Los misioneros pasaron los primeros días en Argentina visitando a los santos alemanes en la ciudad. Llevaron a cabo reuniones en la casa de Wilhelm Friedrichs y asistieron a una clase del Libro de Mormón en la casa de Emil Hoppe. Luego, el 12 de diciembre de 1925, bautizaron a Anna, Jacob y a la hija del matrimonio, Herta, de dieciséis años. Asimismo, fueron bautizados Ernst, hermano de Anna, y su esposa Marie, así como Elisa Plassmann, hija adoptiva de Wilhelm Friedrichs. Al día siguiente, los misioneros ordenaron a Wilhelm y Emil como presbíteros, y a Jacob y a Ernst como diáconos35.
Dos semanas después, en la mañana de Navidad, los tres misioneros fueron al Parque Tres de Febrero, un conocido parque de la ciudad con espaciosos jardines verdes, lagos azules y serenas arboledas de sauces llorones. Al encontrarse solos, los hombres cantaron himnos y luego inclinaron la cabeza, mientras el élder Ballard dedicaba el continente para la obra del Señor.
—Giro la llave, destrabo y abro la puerta para la predicación del Evangelio en todas estas naciones sudamericanas —oró—, y mando detenerse a todo poder que se oponga a la predicación del Evangelio en estas tierras”36.
Una vez abierta oficialmente la Misión Sudamericana, los misioneros y los miembros trabajaron juntos para compartir el Evangelio con sus vecinos. Herta Kullick, que sabía español, compartía a veces el Evangelio con sus amigas de habla española en la escuela. Entretanto, el élder Ballard y el élder Pratt iban de puerta en puerta para repartir folletos e invitar a las personas a las reuniones de la Iglesia. La obra era agotadora, los misioneros tenían que viajar con frecuencia largas distancias, a través de campos abiertos o en caminos llenos de barro, en todo tipo de clima37.
En enero de 1926, el élder Wells regresó a casa debido a su salud precaria, por lo que Herta se responsabilizó de ayudar al élder Ballard y al élder Pratt a comunicarse con los santos alemanes. El élder Ballard preparaba un mensaje para los santos en inglés, el élder Pratt lo traducía al español y Herta lo traducía del español al alemán. Resultó un proceso complicado —y a veces muy divertido—, pero los misioneros se sentían agradecidos por su ayuda38.

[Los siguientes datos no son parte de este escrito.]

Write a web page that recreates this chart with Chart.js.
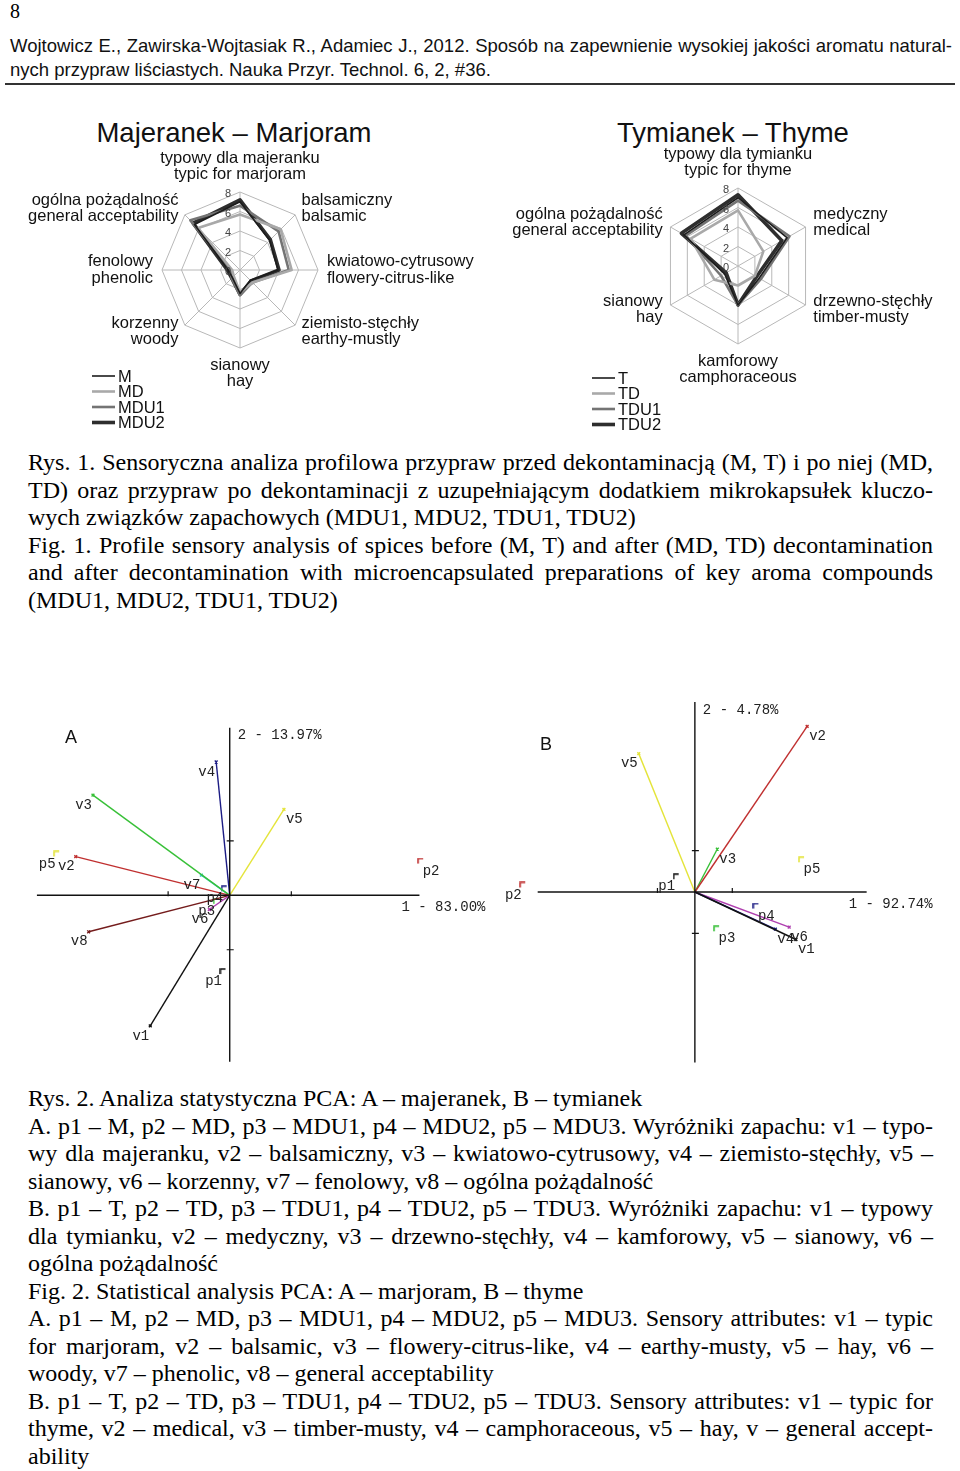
<!DOCTYPE html>
<html lang="pl">
<head>
<meta charset="UTF-8">
<script src="https://cdn.jsdelivr.net/npm/chart.js"></script>
<title>Majeranek i tymianek</title>
<style>
  body { margin:0; width:960px; height:1471px; position:relative; background:#fff; overflow:hidden; }
  canvas { position:absolute; }
  .abs { position:absolute; }
  .hdr { font-family:'Liberation Sans'; font-size:18.5px; line-height:24px; color:#111; left:10px; width:942px; top:34px; }
  .j { white-space:nowrap; }
  .cap { font-family:'Liberation Serif'; font-size:24px; line-height:27.5px; color:#000; left:28px; width:905px; }
  .ttl { font-family:'Liberation Sans'; font-size:27.5px; line-height:34px; color:#111; text-align:center; width:400px; top:116px; }
  .pan { font-family:'Liberation Sans'; font-size:18px; color:#111; }
</style>
</head>
<body>
<div class="abs" style="left:10px;top:0;font-family:'Liberation Serif';font-size:20px;">8</div>
<div class="abs hdr">
  <div class="j">Wojtowicz E., Zawirska-Wojtasiak R., Adamiec J., 2012. Sposób na zapewnienie wysokiej jakości aromatu natural-</div>
  <div>nych przypraw liściastych. Nauka Przyr. Technol. 6, 2, #36.</div>
</div>
<div class="abs" style="left:5px;top:83px;width:950px;height:2px;background:#333;"></div>

<div class="abs ttl" style="left:34px;">Majeranek – Marjoram</div>
<div class="abs ttl" style="left:533px;">Tymianek – Thyme</div>

<canvas id="radarMaj" width="470" height="330" style="left:20px;top:110px;"></canvas>
<canvas id="radarTym" width="460" height="330" style="left:500px;top:110px;"></canvas>

<div class="abs cap" style="top:449px;">
  <div class="j">Rys. 1. Sensoryczna analiza profilowa przypraw przed dekontaminacją (M, T) i po niej (MD,</div>
  <div class="j">TD) oraz przypraw po dekontaminacji z uzupełniającym dodatkiem mikrokapsułek kluczo-</div>
  <div>wych związków zapachowych (MDU1, MDU2, TDU1, TDU2)</div>
  <div class="j">Fig. 1. Profile sensory analysis of spices before (M, T) and after (MD, TD) decontamination</div>
  <div class="j">and after decontamination with microencapsulated preparations of key aroma compounds</div>
  <div>(MDU1, MDU2, TDU1, TDU2)</div>
</div>

<canvas id="pcaA" width="480" height="385" style="left:20px;top:690px;"></canvas>
<canvas id="pcaB" width="470" height="385" style="left:490px;top:690px;"></canvas>
<div class="abs pan" style="left:65px;top:727px;">A</div>
<div class="abs pan" style="left:540px;top:734px;">B</div>

<div class="abs cap" style="top:1085px;">
  <div>Rys. 2. Analiza statystyczna PCA: A – majeranek, B – tymianek</div>
  <div class="j">A. p1 – M, p2 – MD, p3 – MDU1, p4 – MDU2, p5 – MDU3. Wyróżniki zapachu: v1 – typo-</div>
  <div class="j">wy dla majeranku, v2 – balsamiczny, v3 – kwiatowo-cytrusowy, v4 – ziemisto-stęchły, v5 –</div>
  <div>sianowy, v6 – korzenny, v7 – fenolowy, v8 – ogólna pożądalność</div>
  <div class="j">B. p1 – T, p2 – TD, p3 – TDU1, p4 – TDU2, p5 – TDU3. Wyróżniki zapachu: v1 – typowy</div>
  <div class="j">dla tymianku, v2 – medyczny, v3 – drzewno-stęchły, v4 – kamforowy, v5 – sianowy, v6 –</div>
  <div>ogólna pożądalność</div>
  <div>Fig. 2. Statistical analysis PCA: A – marjoram, B – thyme</div>
  <div class="j">A. p1 – M, p2 – MD, p3 – MDU1, p4 – MDU2, p5 – MDU3. Sensory attributes: v1 – typic</div>
  <div class="j">for marjoram, v2 – balsamic, v3 – flowery-citrus-like, v4 – earthy-musty, v5 – hay, v6 –</div>
  <div>woody, v7 – phenolic, v8 – general acceptability</div>
  <div class="j">B. p1 – T, p2 – TD, p3 – TDU1, p4 – TDU2, p5 – TDU3. Sensory attributes: v1 – typic for</div>
  <div class="j">thyme, v2 – medical, v3 – timber-musty, v4 – camphoraceous, v5 – hay, v – general accept-</div>
  <div>ability</div>
</div>

<script>
// ---------- radar data ----------
const radarTicks = [0, 2, 4, 6, 8];

const majLabels = [
  ['typowy dla majeranku', 'typic for marjoram'],
  ['balsamiczny', 'balsamic'],
  ['kwiatowo-cytrusowy', 'flowery-citrus-like'],
  ['ziemisto-stęchły', 'earthy-mustly'],
  ['sianowy', 'hay'],
  ['korzenny', 'woody'],
  ['fenolowy', 'phenolic'],
  ['ogólna pożądalność', 'general acceptability']
];
const majSeries = ['M', 'MD', 'MDU1', 'MDU2'];
const majM    = [7.0, 4.3, 3.9, 1.5, 2.4, 1.1, 1.2, 6.6];
const majMD   = [5.7, 5.9, 5.3, 1.8, 2.3, 0.9, 0.8, 6.1];
const majMDU1 = [6.6, 5.6, 5.0, 1.8, 2.6, 1.2, 1.0, 7.2];
const majMDU2 = [7.2, 4.4, 4.0, 1.6, 2.5, 1.2, 1.3, 6.8];

const tymLabels = [
  ['typowy dla tymianku', 'typic for thyme'],
  ['medyczny', 'medical'],
  ['drzewno-stęchły', 'timber-musty'],
  ['kamforowy', 'camphoraceous'],
  ['sianowy', 'hay'],
  ['ogólna pożądalność', 'general acceptability']
];
const tymSeries = ['T', 'TD', 'TDU1', 'TDU2'];
const tymT    = [7.0, 5.8, 2.5, 4.0, 1.6, 6.4];
const tymTD   = [5.7, 3.0, 2.0, 2.0, 2.8, 5.6];
const tymTDU1 = [6.7, 6.1, 2.7, 4.0, 2.0, 6.2];
const tymTDU2 = [7.3, 5.2, 2.2, 4.0, 1.4, 6.7];

// ---------- PCA data ----------
const pcaAVars = ['v1', 'v2', 'v3', 'v4', 'v5', 'v6', 'v7', 'v8'];
const pcaAVarX = [-1.29, -2.50, -2.22, -0.22, 0.88, -0.33, -0.46, -2.29];
const pcaAVarY = [-2.40, 0.71, 1.84, 2.45, 1.58, -0.26, 0.37, -0.67];
const pcaAObs  = ['p1', 'p2', 'p3', 'p4', 'p5'];
const pcaAObsX = [-0.11, 3.10, -0.22, -0.09, -2.81];
const pcaAObsY = [-1.40, 0.63, -0.11, 0.12, 0.76];
const pcaAAxisX = [-3.13, 3.08];
const pcaAAxisY = [-3.06, 3.08];
const pcaATitles = ['1 - 83.00%', '2 - 13.97%'];

const pcaBVars = ['v1', 'v2', 'v3', 'v4', 'v5', 'v6'];
const pcaBVarX = [2.70, 3.00, 0.60, 2.15, -1.50, 2.52];
const pcaBVarY = [-1.15, 4.01, 1.04, -0.90, 3.35, -0.85];
const pcaBObs  = ['p1', 'p2', 'p3', 'p4', 'p5'];
const pcaBObsX = [-0.50, -4.60, 0.58, 1.63, 2.85];
const pcaBObsY = [0.37, 0.17, -0.89, -0.34, 0.78];
const pcaBAxisX = [-4.20, 4.59];
const pcaBAxisY = [-4.13, 4.60];
const pcaBTitles = ['1 - 92.74%', '2 - 4.78%'];

const pcaTicks = [-1, 1];

// ---------- style ----------
const greyStyles = [
  { color: '#1c1c1c', width: 1.6 },
  { color: '#a9a9a9', width: 2.6 },
  { color: '#747474', width: 2.6 },
  { color: '#2e2e2e', width: 3.6 }
];
const pcaPalette = ['#111111', '#c03030', '#38c038', '#1c1c84', '#e4e43a', '#b040b0', '#30c8c8', '#741c1c'];

// justowanie linii tekstu przez word-spacing (bez łamania)
function fitLine(el, target) {
  const span = document.createElement('span');
  while (el.firstChild) span.appendChild(el.firstChild);
  el.appendChild(span);
  const w = span.getBoundingClientRect().width;
  const n = (span.textContent.match(/ /g) || []).length;
  if (n) el.style.wordSpacing = ((target - w) / n) + 'px';
}
document.querySelectorAll('.j').forEach(el => fitLine(el, el.parentElement.clientWidth));

// etykiety osi, wartości skali i legenda dla wykresów radarowych
const radarDecor = {
  id: 'radarDecor',
  afterDraw(chart, args, opts) {
    const r = chart.scales.r;
    const ctx = chart.ctx;
    ctx.save();

    ctx.font = '11px "Liberation Sans"';
    ctx.fillStyle = '#444';
    ctx.textAlign = 'right';
    ctx.textBaseline = 'middle';
    radarTicks.forEach(v => {
      const d = r.getDistanceFromCenterForValue(v);
      ctx.fillText(String(v), r.xCenter - 9, r.yCenter - d + 2);
    });

    ctx.font = '16.5px "Liberation Sans"';
    ctx.fillStyle = '#111';
    ctx.textBaseline = 'top';
    const lh = 16.5;
    chart.data.labels.forEach((lines, i) => {
      const p = r.getPointPosition(i, r.drawingArea + opts.gap);
      const dx = p.x - r.xCenter, dy = p.y - r.yCenter;
      let y0;
      if (Math.abs(dx) < 2) {
        ctx.textAlign = 'center';
        y0 = dy < 0 ? p.y - lh * lines.length : p.y;
      } else {
        ctx.textAlign = dx > 0 ? 'left' : 'right';
        y0 = p.y - lh * lines.length / 2;
      }
      lines.forEach((t, k) => ctx.fillText(t, p.x, y0 + k * lh));
    });

    // legenda
    const lx = chart.chartArea.left + opts.legendX;
    const ly = chart.chartArea.bottom + opts.legendY;
    ctx.textAlign = 'left';
    ctx.textBaseline = 'middle';
    chart.data.datasets.forEach((ds, i) => {
      const y = ly + i * 15.5;
      ctx.strokeStyle = ds.borderColor;
      ctx.lineWidth = ds.borderWidth;
      ctx.beginPath();
      ctx.moveTo(lx, y);
      ctx.lineTo(lx + 23, y);
      ctx.stroke();
      ctx.fillText(ds.label, lx + 26, y + 1);
    });
    ctx.restore();
  }
};

function radarChart(id, labels, names, series, pad, legendX, legendY) {
  new Chart(document.getElementById(id), {
    type: 'radar',
    data: {
      labels: labels,
      datasets: names.map((n, i) => ({
        label: n,
        data: series[i],
        borderColor: greyStyles[i].color,
        borderWidth: greyStyles[i].width,
        fill: false,
        pointRadius: 0,
        borderJoinStyle: 'round'
      }))
    },
    options: {
      responsive: false,
      animation: false,
      devicePixelRatio: 1,
      layout: { padding: pad },
      plugins: {
        legend: { display: false },
        tooltip: { enabled: false },
        radarDecor: { gap: 9, legendX: legendX, legendY: legendY }
      },
      scales: {
        r: {
          min: 0,
          max: 8,
          ticks: { display: false, stepSize: 2 },
          pointLabels: { display: false },
          grid: { color: '#b8b8b8', lineWidth: 1 },
          angleLines: { color: '#b8b8b8', lineWidth: 1 }
        }
      }
    },
    plugins: [radarDecor]
  });
}

radarChart('radarMaj', majLabels, majSeries, [majM, majMD, majMDU1, majMDU2],
  { left: 142, top: 82, right: 172, bottom: 92 }, -70, 28);
radarChart('radarTym', tymLabels, tymSeries, [tymT, tymTD, tymTDU1, tymTDU2],
  { left: 160, top: 78, right: 144, bottom: 96 }, -68, 34);

// ---------- PCA ----------
function bracket(color) {
  const c = document.createElement('canvas');
  c.width = 7; c.height = 7;
  const g = c.getContext('2d');
  g.strokeStyle = color;
  g.lineWidth = 1.5;
  g.beginPath();
  g.moveTo(1, 6); g.lineTo(1, 1); g.lineTo(6, 1);
  g.stroke();
  return c;
}

const pcaDecor = {
  id: 'pcaDecor',
  afterDraw(chart, args, opts) {
    const ctx = chart.ctx;
    const sx = chart.scales.x, sy = chart.scales.y;
    const x0 = sx.getPixelForValue(0), y0 = sy.getPixelForValue(0);
    ctx.save();
    ctx.strokeStyle = '#111';
    ctx.lineWidth = 1.2;
    pcaTicks.forEach(t => {
      const px = sx.getPixelForValue(t), py = sy.getPixelForValue(t);
      ctx.beginPath();
      ctx.moveTo(px, y0 - 4); ctx.lineTo(px, y0 + 1);
      ctx.moveTo(x0 - 3, py); ctx.lineTo(x0 + 4, py);
      ctx.stroke();
    });

    ctx.font = '14px "Liberation Mono"';
    ctx.fillStyle = '#222';
    ctx.textBaseline = 'top';
    chart.data.datasets.forEach((ds, di) => {
      if (!ds.tag) return;
      const meta = chart.getDatasetMeta(di);
      const idx = ds.data.length - 1;
      const el = meta.data[idx];
      const v = ds.data[idx];
      ctx.textAlign = v.x < 0 ? 'right' : 'left';
      ctx.fillText(ds.label, el.x + (v.x < 0 ? -1 : 2), el.y + 3);
    });

    ctx.textAlign = 'left';
    ctx.textBaseline = 'middle';
    ctx.fillText(opts.titles[0], sx.getPixelForValue(opts.axisX[1]) - 18, y0 + 12);
    ctx.fillText(opts.titles[1], x0 + 8, sy.getPixelForValue(opts.axisY[1]) + 8);
    ctx.restore();
  }
};

function pcaChart(id, vars, vx, vy, obs, ox, oy, axisX, axisY, titles, range) {
  const datasets = [];
  datasets.push({ data: [{ x: axisX[0], y: 0 }, { x: axisX[1], y: 0 }], showLine: true,
    borderColor: '#111', borderWidth: 1.4, pointRadius: 0 });
  datasets.push({ data: [{ x: 0, y: axisY[0] }, { x: 0, y: axisY[1] }], showLine: true,
    borderColor: '#111', borderWidth: 1.4, pointRadius: 0 });
  vars.forEach((v, i) => datasets.push({
    label: v, tag: 'var',
    data: [{ x: 0, y: 0 }, { x: vx[i], y: vy[i] }],
    showLine: true, borderColor: pcaPalette[i], borderWidth: 1.4,
    pointRadius: [0, 2], pointStyle: 'crossRot', pointBorderColor: pcaPalette[i]
  }));
  obs.forEach((p, i) => datasets.push({
    label: p, tag: 'obs',
    data: [{ x: ox[i], y: oy[i] }],
    pointStyle: bracket(pcaPalette[i])
  }));

  new Chart(document.getElementById(id), {
    type: 'scatter',
    data: { datasets: datasets },
    options: {
      responsive: false,
      animation: false,
      devicePixelRatio: 1,
      layout: { padding: 0 },
      plugins: {
        legend: { display: false },
        tooltip: { enabled: false },
        pcaDecor: { titles: titles, axisX: axisX, axisY: axisY }
      },
      scales: {
        x: { type: 'linear', display: false, min: range[0], max: range[1] },
        y: { type: 'linear', display: false, min: range[2], max: range[3] }
      }
    },
    plugins: [pcaDecor]
  });
}

pcaChart('pcaA', pcaAVars, pcaAVarX, pcaAVarY, pcaAObs, pcaAObsX, pcaAObsY,
  pcaAAxisX, pcaAAxisY, pcaATitles, [-3.317, 4.30, -3.202, 3.673]);
pcaChart('pcaB', pcaBVars, pcaBVarX, pcaBVarY, pcaBObs, pcaBObsX, pcaBObsY,
  pcaBAxisX, pcaBAxisY, pcaBTitles, [-5.33, 6.94, -4.30, 4.76]);
</script>
</body>
</html>
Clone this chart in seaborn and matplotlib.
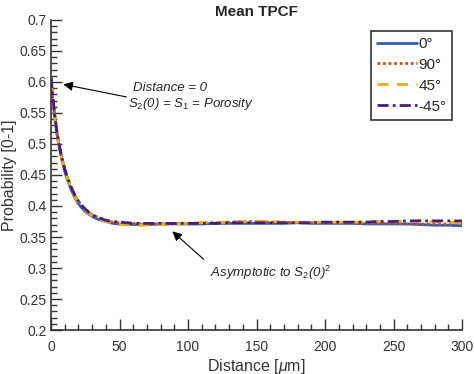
import matplotlib
matplotlib.use("Agg")
import matplotlib.pyplot as plt
from matplotlib.ticker import MultipleLocator
import seaborn as sns
import pandas as pd

# Data
distance = [0, 1, 2, 3, 4, 5, 6, 7, 8, 10, 12, 14, 16, 18, 20, 22, 25, 28, 31, 35, 40, 45, 50,
            60, 70, 80, 90, 100, 110, 120, 130, 140, 150, 160, 170, 180, 190, 200,
            210, 220, 230, 240, 250, 260, 270, 280, 290, 300]

deg_0 = [0.606, 0.580, 0.558, 0.538, 0.521, 0.507, 0.495, 0.484, 0.474, 0.456, 0.442, 0.430,
         0.420, 0.411, 0.404, 0.398, 0.391, 0.386, 0.382, 0.378, 0.375, 0.372, 0.371,
         0.370, 0.370, 0.371, 0.371, 0.371, 0.371, 0.372, 0.372, 0.372, 0.372, 0.372, 0.372,
         0.373, 0.372, 0.372, 0.372, 0.372, 0.371, 0.371, 0.371, 0.371, 0.370, 0.369, 0.369, 0.368]

deg_90 = [0.607, 0.583, 0.561, 0.542, 0.525, 0.511, 0.499, 0.488, 0.478, 0.460, 0.446, 0.434,
          0.424, 0.415, 0.408, 0.402, 0.395, 0.389, 0.385, 0.381, 0.377, 0.374, 0.373,
          0.372, 0.371, 0.371, 0.372, 0.372, 0.373, 0.373, 0.374, 0.375, 0.375, 0.374, 0.374,
          0.373, 0.373, 0.373, 0.373, 0.372, 0.372, 0.372, 0.372, 0.371, 0.371, 0.371, 0.371, 0.371]

deg_45 = [0.605, 0.582, 0.560, 0.540, 0.523, 0.509, 0.497, 0.486, 0.476, 0.458, 0.444, 0.432,
          0.422, 0.413, 0.406, 0.400, 0.393, 0.387, 0.383, 0.379, 0.375, 0.372, 0.370,
          0.369, 0.369, 0.370, 0.371, 0.372, 0.373, 0.373, 0.374, 0.375, 0.375, 0.375, 0.374,
          0.374, 0.374, 0.374, 0.374, 0.374, 0.374, 0.375, 0.375, 0.375, 0.376, 0.375, 0.374, 0.373]

deg_m45 = [0.608, 0.584, 0.562, 0.542, 0.525, 0.511, 0.499, 0.488, 0.478, 0.460, 0.446, 0.434,
           0.424, 0.415, 0.408, 0.402, 0.395, 0.389, 0.385, 0.381, 0.377, 0.375, 0.374,
           0.372, 0.372, 0.372, 0.372, 0.372, 0.372, 0.372, 0.373, 0.373, 0.373, 0.373, 0.373,
           0.373, 0.373, 0.374, 0.374, 0.374, 0.374, 0.375, 0.375, 0.376, 0.376, 0.376, 0.376, 0.376]

labels = ["0°", "90°", "45°", "-45°"]
colors = ["#2E5FB5", "#C8501E", "#E0B020", "#4A1E78"]
styles = ["-", (0, (1, 1)), (0, (4, 3)), (0, (4, 1.5, 1, 1.5))]

sns.set_style("ticks", {"xtick.direction": "in", "ytick.direction": "in"})
plt.rcParams["font.family"] = ["Liberation Sans", "DejaVu Sans"]
plt.rcParams["mathtext.fontset"] = "custom"
plt.rcParams["mathtext.rm"] = "Liberation Sans"
plt.rcParams["mathtext.it"] = "Liberation Sans:italic"

fig = plt.figure(figsize=(4.74, 3.74), dpi=100)
ax = fig.add_axes([0.1076, 0.1176, 0.8674, 0.829])

series = [deg_0, deg_90, deg_45, deg_m45]
for vals, lab, col, ls in zip(series, labels, colors, styles):
    df = pd.DataFrame({"Distance": distance, "Probability": vals})
    sns.lineplot(data=df, x="Distance", y="Probability", ax=ax, color=col,
                 linestyle=ls, linewidth=2, label=lab)

ax.set_xlim(0, 300)
ax.set_ylim(0.2, 0.7)
ax.xaxis.set_major_locator(MultipleLocator(50))
ax.xaxis.set_minor_locator(MultipleLocator(10))
ax.yaxis.set_major_locator(MultipleLocator(0.05))
ax.yaxis.set_minor_locator(MultipleLocator(0.01))
ax.set_yticks([0.2, 0.25, 0.3, 0.35, 0.4, 0.45, 0.5, 0.55, 0.6, 0.65, 0.7])
ax.set_yticklabels(["0.2", "0.25", "0.3", "0.35", "0.4", "0.45", "0.5",
                    "0.55", "0.6", "0.65", "0.7"])
ax.tick_params(which="major", direction="in", length=8, width=1, labelsize=10,
               colors="#333333", labelcolor="#333333")
ax.tick_params(which="minor", direction="in", length=4, width=1, colors="#333333")
ax.tick_params(axis="x", pad=7)
ax.tick_params(axis="y", pad=3)
sns.despine(ax=ax)
for side in ["left", "bottom"]:
    ax.spines[side].set_color("#333333")
    ax.spines[side].set_linewidth(1.2)

ax.set_xlabel(r"Distance [$\mu$m]", fontsize=11.5, color="#333333", labelpad=2)
ax.set_ylabel("Probability [0-1]", fontsize=11.5, color="#333333", labelpad=2)
ax.set_title("Mean TPCF", fontsize=11, fontweight="bold", pad=3)

ax.annotate("", xy=(7, 0.597), xytext=(57, 0.575),
            arrowprops=dict(arrowstyle="-|>", color="black", lw=0.8,
                            mutation_scale=14))
ax.text(87, 0.591, "Distance = 0", fontsize=9.5, style="italic",
        ha="center", va="center")
ax.text(102, 0.564, r"S$_2$(0) = S$_1$ = Porosity", fontsize=9.5, style="italic",
        ha="center", va="center")

ax.annotate("", xy=(87, 0.362), xytext=(113, 0.311),
            arrowprops=dict(arrowstyle="-|>", color="black", lw=0.8,
                            mutation_scale=14))
ax.text(160, 0.292, r"Asymptotic to S$_2$(0)$^2$", fontsize=9.5, style="italic",
        ha="center", va="center")

leg = ax.legend(loc="upper right", bbox_to_anchor=(0.976, 0.965), fontsize=11,
                frameon=True, fancybox=False, edgecolor="black", handlelength=2.6,
                handletextpad=0.1, borderpad=0.4, labelspacing=0.45, borderaxespad=0)
leg.get_frame().set_linewidth(1.2)

fig.savefig("out.png", dpi=100)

Durante las reuniones, los misioneros presentaban a menudo diapositivas, por medio de un proyector que habían traído de Estados Unidos. Pensando en que sus amigos podrían estar interesados, Herta los invitaba a asistir a las presentaciones. Al poco tiempo, casi cien jóvenes —la mayoría de ellos, hispanohablantes— asistían al local alquilado que los santos usaban como centro de reuniones, y los élderes organizaron una escuela dominical para enseñarles39.
Los padres de los jóvenes, curiosos por saber lo que sus hijos aprendían, también comenzaron a reunirse con los santos. En una de dichas reuniones, más de doscientas personas llenaron el centro de reuniones para ver diapositivas sobre la Restauración y escuchar al élder Pratt enseñar en su idioma natal40.
Seis meses después que el élder Ballard, el élder Pratt y el élder Wells llegaran a Buenos Aires, llegaron un presidente de misión y dos misioneros jóvenes para quedarse de forma permanente y llevar a cabo la obra en su lugar. El nuevo presidente, Reinhold Stoof, y su esposa, Ella, se habían unido a la Iglesia en Alemania tan solo unos años antes. Uno de los misioneros, J. Vernon Sharp, hablaba español, y de este modo, tanto los sudamericanos de habla alemana como los de habla española pudieron escuchar el Evangelio en su propio idioma. Poco después de su llegada, la misión tuvo a su primer converso de habla hispana, Eladia Sifuentes41.
El 4 de julio de 1926, justo antes de volver a Estados Unidos, el élder Ballard ofreció su testimonio a una pequeña congregación de santos argentinos. “La obra del Señor aquí avanzará lentamente por un tiempo, al igual que el roble crece paulatinamente de una bellota —declaró—; no surgirá en un solo día como el girasol que florece rápidamente y luego muere”.
“Miles de personas se unirán aquí —profetizó—. La obra se dividirá en más de una misión y será una de las más fuertes de la Iglesia”42.